On Monday he went to nursery so we went back to nappy and in all honestly today I decided to go to the park and no stay in doors.. I have been worried that I'm messing up things for him. However, just now he was in bed getting ready for his nap and there he told me he needed a poo, which sort of makes me relax a bit.

Now.. I'm not sure if I should, let him keep going and just use the loo for the poo and forget about the wee?? that's lazy from me , isn't? or should I just keep on trying and train him to also "pipi/wee" in the toilet.

Should I cancel all activities for this week or just take a more relax approach, give him time, try to get him to understand "pipi" and try again this weekend?

I'm a very messed up mum sad

PollyP0429 Wed 22-Jul-15 00:15:12

Oh bless ya Sagi, take a deep breath and chill. You're not wrong for wanting to back off and you're not lazy. Whatever approach you take to potty training planning seems to be the key to success so make sure you know exactly what you plan to do.

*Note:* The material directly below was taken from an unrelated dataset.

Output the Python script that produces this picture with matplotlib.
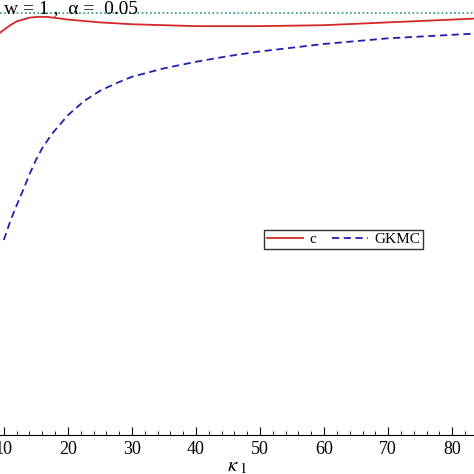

So I'll give you a quick rundown of where we are and how we started out. We picked some days and just stayed in, took up everything that couldn't get wet and let DD run around bare. After 2 accidents she pretty much got the idea on the first day and would come and sit on the potty (we had a spare in the main room for her) by herself when she needed to go. Day 2 we took her out cos I needed some shopping and made the mistake of not giving her enough chances to pee while out - come the end of shopping trip we had an accident. Ran her to the toilets while she held it and she did the rest of her pee in the potty. Went to nanny and grandads after and she was too busy playing to realise she needed to go but again when we grabbed her she held on til we got to the potty. After that she started taking herself to the potty. Day 3 we got her to hold in til the bathroom - only 1 accident. Day 5 (today) and she's been taking herself all day but as she can't pull her knickers down she will wee through them. All her accidents now are because her way to the potty is blocked.

I have mostly stopped asking her if she needs the potty cos if I ask and she doesn't need it I get a strop - much like your situation, I get paranoid and it puts her on edge.

Accidents I act calmly but mildly disappointed, to the point where she now says "oh no" if she does have an accident. She knows were to go, I don't want her thinking its ok but I don't want her to be terrified of telling ne if she does have one.

Our biggest problem is now that she just doesn't tell us - she'll just go off and do it on her own. As she hasn't got the hang of removing her clothes we've just been leaving her bare so she can go as and when and if we go out we've been using pullups with plenty of opportunities to let her go.

That's where we are atm and I think that'as far as we can get until she learns to either tell us she needs to go or learns to pull down her knickers.

I hope it helps - I've just picked the bits out of all the methods that work for us.